An affirmative answer to any of the three criminal history questions triggers additional paperwork. The form instructs you to furnish details on a separate sheet, including:4Small Business Administration. SBA Form 912 Statement of Personal History

  • Dates: When each incident occurred.
  • Location: The city and state where the offense took place.
  • Charges and classification: The specific charge and whether it was a misdemeanor or felony.
  • Disposition: How the case ended — dismissal, conviction, diversion completion, etc.
  • Sentencing details: Any fines, sentences, parole or probation terms, and unpaid fines or penalties.
  • Names used: The name under which you were charged, if different from your current legal name.

SBA standard operating procedures also expect you to provide court documentation showing that all conditions of the court have been satisfied — meaning fines paid, probation completed, and no outstanding warrants. If court records are unavailable, a written statement from the court explaining why and confirming no unsatisfied conditions can substitute. Sign and date the separate sheet; unsigned addenda can delay your application.

Where to Submit Form 912

Send your completed Form 912 to the address provided by your lender or SBA representative — not to the Office of Management and Budget, even though an OMB control number appears on the form. The form explicitly warns that sending it to OMB will delay your application.4Small Business Administration. SBA Form 912 Statement of Personal History In practice, Form 912 goes to your participating lender (for 7(a) and 504 loans) or directly to the SBA (for disaster loans), bundled with the rest of your loan application documents.

What Happens After Submission

If every Associate answers “no” to all three criminal history questions, the lender handles the character clearance as part of its normal underwriting. No separate SBA review is needed, and the form adds minimal time to the process.

A “yes” answer changes the timeline. For felony convictions, arrests within the past six months, or crimes against a minor, the lender must forward the entire Form 912 package to the SBA for an independent character determination. This package includes your written explanation, court documents, and the results of an FBI fingerprint background check.5Small Business Administration. SBA Procedural Notice 5000-856893 – Update to SOP 50 56 1 Related to Form 1081 CDC Character Determinations Your lender cannot disburse loan proceeds until the SBA issues written clearance.

For the fingerprint check, you’ll use an SBA-approved channeler — a private vendor authorized to collect and electronically submit prints to the FBI. The channeler sends results back to the SBA through a secure portal.5Small Business Administration. SBA Procedural Notice 5000-856893 – Update to SOP 50 56 1 Related to Form 1081 CDC Character Determinations The FBI typically processes prints within about 48 hours, and the SBA generally makes its character determination within 10 business days after receiving results — though complicated histories take longer. Budget roughly $30 to $35 for the fingerprinting service itself.

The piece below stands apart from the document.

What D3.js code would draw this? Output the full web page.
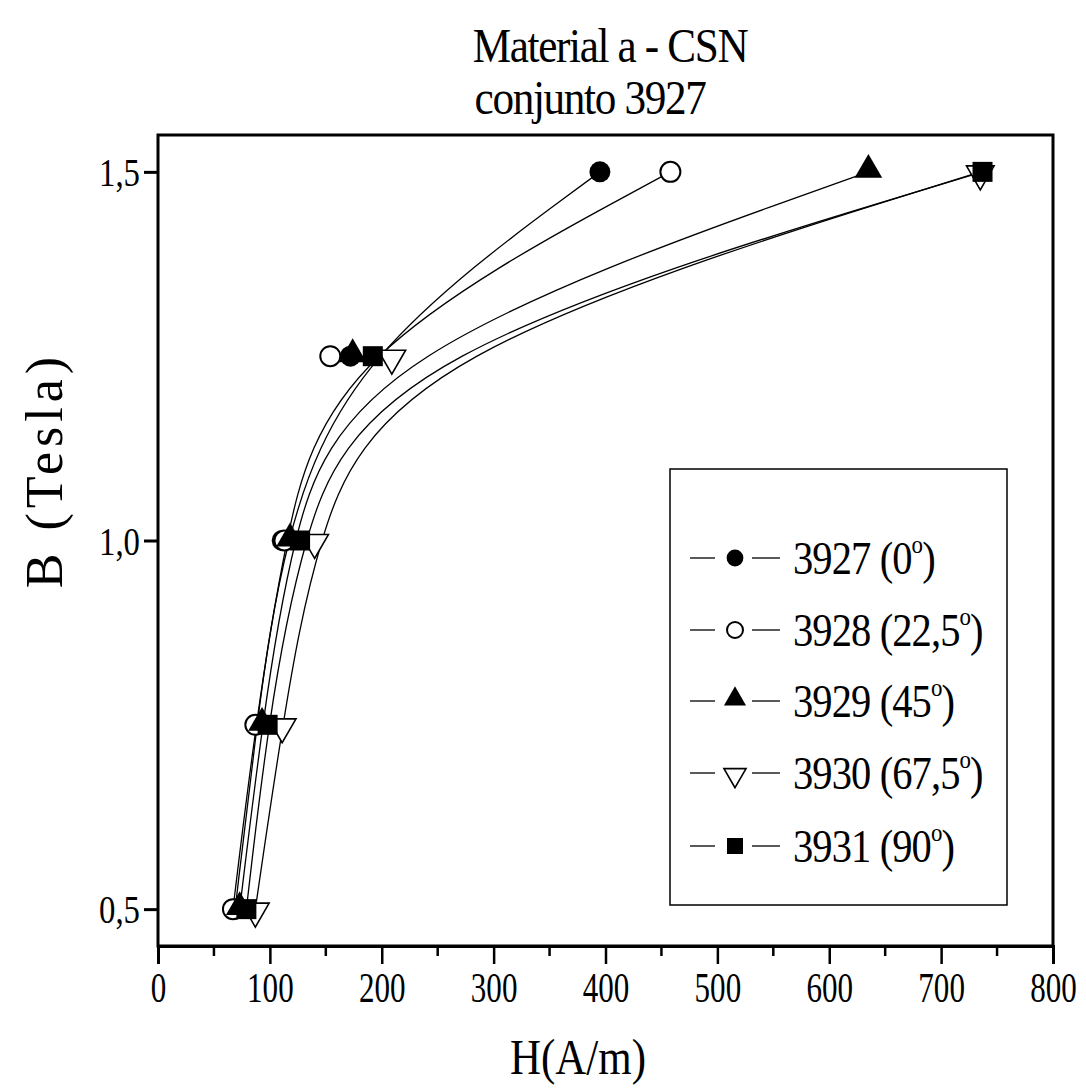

What Makes You Automatically Ineligible

Not every criminal record disqualifies you. A 2024 SBA rule change significantly narrowed the automatic bars. For the 7(a), 504, and microloan programs, a business is ineligible if any Associate is currently incarcerated, serving a sentence of imprisonment after a guilty adjudication, or under indictment for a felony or any crime involving financial misconduct or a false statement.3Federal Register. Criminal Justice Reviews for the SBA Business Loan Programs, Disaster Loan Programs, and Surety Bond Guarantee Program

The same rule removed probation and parole as automatic bars for most programs.3Federal Register. Criminal Justice Reviews for the SBA Business Loan Programs, Disaster Loan Programs, and Surety Bond Guarantee Program Being on parole or probation still requires disclosure on Form 912 (because Question 9 asks about it), and the SBA will still review the circumstances, but it no longer triggers an outright rejection. This is a meaningful change — before the 2024 revision, an Associate on probation could sink the entire application.

One exception: for microloans to childcare businesses, an Associate currently on probation or parole for an offense against children remains ineligible.3Federal Register. Criminal Justice Reviews for the SBA Business Loan Programs, Disaster Loan Programs, and Surety Bond Guarantee Program

If Your Application Is Denied

A character-based denial for a disaster loan triggers a specific reconsideration process. You can submit a written request for reconsideration — with significant new information addressing the reason for denial — to the SBA’s Disaster Assistance Processing and Disbursement Center within six months of the denial notice. If the SBA denies your application a second time, you can appeal in writing to the DAPDC Director within 30 days.6eCFR. 13 CFR 123.13 – What Happens If My Loan Application Is Denied?

For 7(a) and 504 loans, the path after a character denial is less formalized. Your lender is typically the first point of contact, and you may be able to provide additional documentation — such as evidence of rehabilitation, letters from probation officers, or proof that all court conditions have been met — to support a new determination. In some cases, restructuring ownership so the disqualifying Associate holds 20 percent or less of the equity may resolve the issue, though the SBA can still look through the arrangement if the individual retains effective control.

Penalties for False Statements

The consequences for lying on Form 912 are printed directly on the form, and they are severe. A false statement is a federal offense under multiple statutes:4Small Business Administration. SBA Form 912 Statement of Personal History

  • 18 U.S.C. § 1001 and § 3571: Up to five years in prison and a fine of up to $250,000 for knowingly making a false statement to a federal agency.7Office of the Law Revision Counsel. 18 USC 1001 – Statements or Entries Generally8Office of the Law Revision Counsel. 18 USC 3571 – Sentence of Fine
  • 15 U.S.C. § 645: Up to two years in prison and a fine of up to $5,000 for false statements in connection with SBA programs.
  • 18 U.S.C. § 1014: If the form is submitted to a federally insured institution, up to 30 years in prison and a fine of up to $1,000,000.

Beyond criminal exposure, a false statement results in automatic denial of your loan and potential debarment from all SBA programs. The risk is not theoretical — the SBA runs your answers against an FBI background check, so undisclosed arrests and convictions surface routinely. Full disclosure with a strong written explanation gives you a real chance at clearance. Hiding something gives you a federal investigation.